If your income exceeds these limits, you cannot contribute directly to a Roth IRA, but you may be eligible for a backdoor Roth IRA strategy.

Can I still contribute to an IRA if I have a 401k at work?

Yes, having a 401k doesn’t prevent IRA contributions, but it affects deductibility:

Traditional IRA:

  • If covered by a workplace plan, your deductible contribution phases out at higher incomes
  • Single filers: $77,000-$87,000 phase-out range
  • Married joint filers: $123,000-$143,000 phase-out range

Roth IRA:

  • 401k participation doesn’t directly affect Roth IRA eligibility
  • Only income limits apply (see previous FAQ)

Strategy: If your income is too high for Roth contributions but you have a 401k, consider contributing to the 401k first (which reduces your MAGI) to potentially qualify for Roth IRA contributions.
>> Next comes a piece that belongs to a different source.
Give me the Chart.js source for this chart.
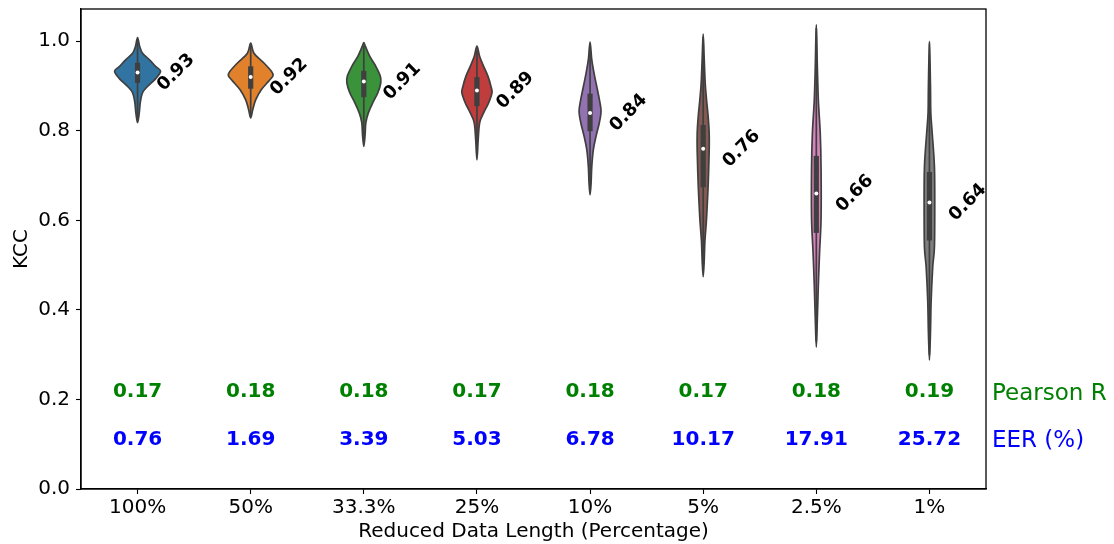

What are the rules for IRA contributions after age 70½?

Recent law changes (SECURE Act) eliminated the age limit for Traditional IRA contributions:

  • You can now contribute at any age as long as you have earned income
  • Required Minimum Distributions (RMDs) still start at age 73 (as of 2024)
  • Roth IRAs never have RMDs for the original owner
  • Contributions after 70½ don’t affect your RMD calculations

Important Note: You cannot contribute more than your earned income for the year, regardless of age. Social Security and pension income don’t count as earned income for IRA contribution purposes.